The soft drinks industry levy came into force in April last year. The money generated from the tax is intended to help fund pupil health and wellbeing initiatives in schools. EdExec looks at some of the schools that have benefited so far
Part of the government’s initiative to tackle childhood obesity, the soft drinks industry levy – introduced in April 2018 – was designed to encourage manufacturers to reduce the sugar content of their drinks. Producers were given two years to prepare for the implementation of the tax – during which time many reduced their levels of sugar to avoid paying it. However, more than 450 traders registered to pay the levy.
The annual Soft Drinks Industry Levy bulletin, published by HM Revenue and Customs (HMRC) in November 2018, revealed that soft drinks manufacturers and traders had paid an extra £153.8 million in tax since April 2018 – with the funds raised destined for a number of programmes to support pupil health and wellbeing, including:
- funding physical education activities in primary schools;
- funding the Healthy Pupils Capital Fund; and
- providing a funding boost for breakfast clubs in more than 1,700 schools.
“[The] figures show the positive impact the soft drinks levy is having by raising millions of pounds for sports facilities and healthier eating in schools, as well as encouraging manufacturers to cut sugar in over half the drinks found in UK stores,” says Robert Jenrick, the exchequer secretary to the treasury.
“Helping our next generation to have a healthy and active childhood is a priority for us, and I’m pleased to see the industry is playing its part,” he adds.
So, what have schools been spending the money on?
Following a successful bid, Blackhorse Primary School, in Emerson’s Green, Bristol, has received a £40,000 grant from the sugar tax to build a sports pavilion.
Speaking to Emersons Green Voice, headteacher Simon Botten said, “It will give our physical education and outdoor education programmes a real boost. Our vision is to create something which not only benefits our school, but the whole community.”
New running track
Earlier this year Olympian Sally Gunnell opened thenew running trackat St Peter’s CE Primary School, in Henfield, West Sussex – which was built with funding from the Healthy Pupils Capital Fund.

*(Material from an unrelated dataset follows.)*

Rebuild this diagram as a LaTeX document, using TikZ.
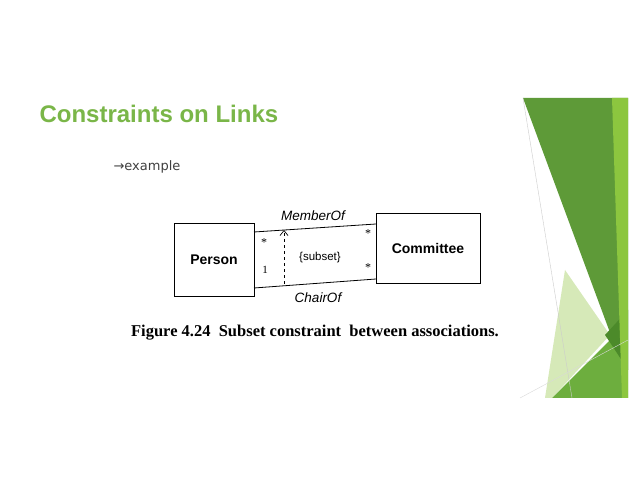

Headteacher Denise Maurice says students love going out for a daily run or walk around the 300m track. “Running and walking around the track gives the children a brain break, which makes them more alert in the classroom, as well as improving their physical fitness. All the children had the opportunity to name the track and the school council voted on the name they liked the best – which was ‘St Peter’s Metres’,” she told the West Sussex County Times.
Last year Willowdown Primary School, in Bridgwater, Somerset, unveiled new playground equipment – courtesy of the Healthy Pupils Capital Fund. The balance trail is designed to increase children’s mobility while making playtime fun.
“I am absolutely delighted with this play equipment.It adds some new play experiences to our beautiful school grounds and will help encourage risky play for all our pupils,” Ro Roberts, the school’s headteacher, explained to the Bridgwater Mercury.
Elevated playground – the ‘play deck’
St Kentigern’s Primary School, in Blackpool, secured a grant through the sugar tax to fund the building of an elevated playground.
Headteacher Frances Wygladala said the school’s year six pupils had one of the highest rates of obesity in Blackpool, so it was vital children had more space to exercise in. “Some children do very little physical exercise at home, as they would rather play on their computers or games consoles. We need to get them active. They are seriously disadvantaged and the play deck will give more space for them to run,” she told The Gazette.